The idea is to get them to understand the challenges that pregnant women face when driving. Give them credit. They are trying to walk in another person’s shoes, even if sometimes it’s an uncomfortable fit.

Harper Lee writes in her classic novel, To Kill a Mockingbird, that “You never really know a man until you understand things from his point of view, until you climb into his skin and walk around in it.”

In Jesus, God became flesh, and put on shoes much too small. God knew sorrow as Jesus experienced loss. God knew oppression as Jesus chafed under Roman occupation. God knew homelessness when Jesus had no place to lay his head.

Christians often say “I want to be like Jesus.” Are we prepared to put on an uncomfortable skin?

The author of Hebrews writes “Remember those who are in prison, as though you were in prison with them; those who are being tortured, as though you yourselves were being tortured” (13:3).

This is a call for us to overcome our assumptions and put aside our expectations, and to put on the mercy and compassion that allows us to see beneath the surface to deeper truth.

We are all more than we appear. When a man looks at a woman, she is that, and she is so much more. Same when a women looks at a man. When a person of one race looks on a person of another, or a different sexual orientation, they are that, and so much more. When we look on someone differently-abled, or struggling with addiction, or homeless, they are that, and so much more.

The person who hurt you is that. And they are more than the pain they caused. There is a bigger story to all of us.

In faith, to see someone as God sees them is to know they are so much more than what we can see. It’s to see them how we are like them, and could be just like them. Realizing that we might have walked in their shoes is a first step to loving them.

To hear Jeremiah’s words, “The parents eat sour grapes, and the children’s teeth are set on edge,” invites us to remember that many who abuse others were themselves abused, and that many addicts are children of addicts. It’s not an excuse, but it is understanding, a step toward compassion.

We might remember that people rarely choose to be hungry. Obesity can develop from eating unhealthy food that is cheaper than nutritious food. You can eat too much, and still starve to death. A California experiment had people feed their families on the average food stamp benefit per household, about $1.40 per person, per meal. Just imagine. Would that help you understand hunger?

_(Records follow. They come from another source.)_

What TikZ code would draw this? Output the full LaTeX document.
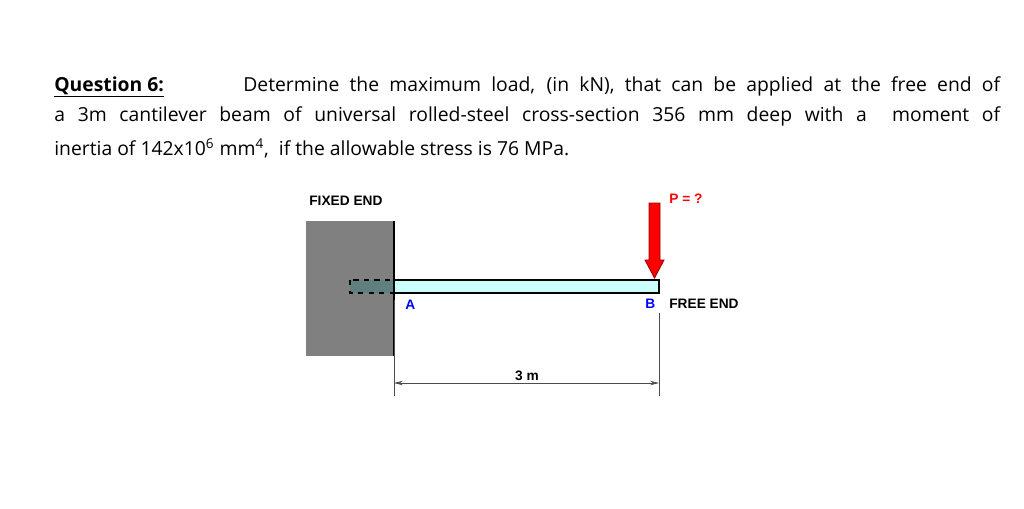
\documentclass[tikz,border=0pt]{standalone}
\usepackage{fontspec}
\setmainfont{Open Sans}
\newfontfamily\arialf{Liberation Sans}
\usetikzlibrary{arrows.meta}
\definecolor{embed}{RGB}{96,128,128}
\definecolor{beamc}{RGB}{204,255,255}
\begin{document}
\begin{tikzpicture}[x=0.02cm,y=-0.02cm,
  lbl/.style={font=\arialf\bfseries\fontsize{7.8}{9}\selectfont,inner sep=0},
  txt/.style={font=\fontsize{11}{13}\selectfont,inner sep=0,anchor=base west},
  dimline/.style={line width=0.4pt,black!70}]
\useasboundingbox (0,0) rectangle (1024,508);
% text
\node[txt] (q) at (54,91) {\underline{\textbf{Question 6:}}};
\node[txt] (l1) at (243,91) {\makebox[15.14cm][s]{Determine the maximum load, (in kN), that can be applied at the free end of}};
\node[txt] (l2) at (54,121) {\makebox[18.92cm][s]{a 3m cantilever beam of universal rolled-steel cross-section 356 mm deep with a \ moment of}};
\node[txt] (l3) at (54,155) {inertia of 142x10\textsuperscript{6} mm\textsuperscript{4}, \ if the allowable stress is 76 MPa.};
% wall
\fill[black!50] (306,221) rectangle (394,356);
\draw[line width=1.6pt] (394,221) -- (394,356);
% embedded part
\draw[dashed,line width=0.8pt,fill=embed] (350,280) rectangle (394,293);
% beam
\draw[line width=1.4pt,fill=beamc] (394,280) rectangle (659,293);
% load arrow
\draw[fill=red,draw=red!60!black,line width=0.5pt]
  (649,203) -- (660,203) -- (660,260) -- (664,260) -- (654.5,278) -- (645,260) -- (649,260) -- cycle;
\node[lbl,red,anchor=west] (p) at (669,199) {P = ?};
\node[lbl,anchor=west] (fe) at (309,201) {FIXED END};
\node[lbl,blue,anchor=west] (a) at (405,305) {A};
\node[lbl,blue,anchor=west] (b) at (645,304) {B};
\node[lbl,anchor=west] (free) at (669,304) {FREE END};
% dimension
\coordinate (d1a) at (394,300); \coordinate (d1b) at (394,396);
\coordinate (d2a) at (659,313); \coordinate (d2b) at (659,396);
\draw[dimline] (d1a) -- (d1b);
\draw[dimline] (d2a) -- (d2b);
\coordinate (e1) at (394,383); \coordinate (e2) at (659,383);
\draw[dimline,{Stealth[length=5pt,width=2.5pt]}-{Stealth[length=5pt,width=2.5pt]}] (e1) -- (e2);
\node[lbl] (dim) at (527,376) {3 m};
\end{tikzpicture}
\end{document}
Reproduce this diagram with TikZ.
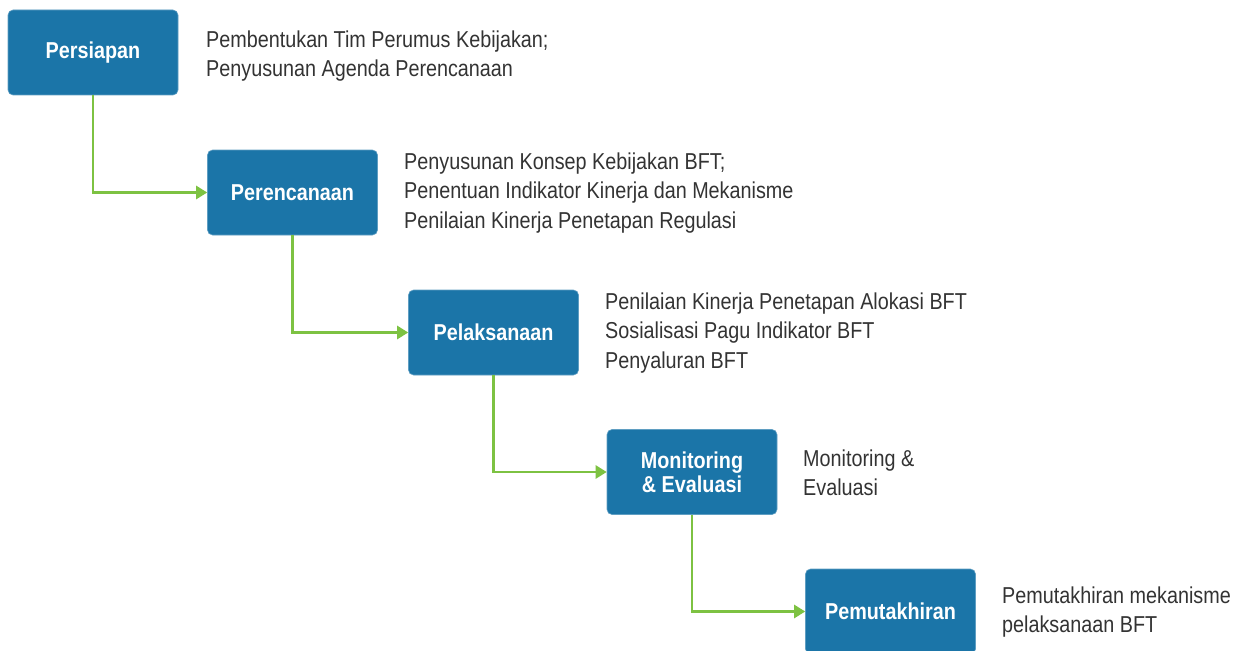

Look at that homeless family sleeping in their car. Today, there is not one county in the country where a minimum wage earner can afford to rent a two-bedroom apartment. In San Francisco, you would need to work a minimum wage job 203 hours a week. That’s the equivalent of 5 full-time jobs. There are literally not enough hours in the week.

Remembering others, as though we are them. As St. Francis prayed, “May we seek not so much to be understood as to understand.”

That is what we are called to feel toward friends and enemies alike. Mercy, and compassion enough to walk a mile in another’s shoes. Even when it’s an uncomfortable fit.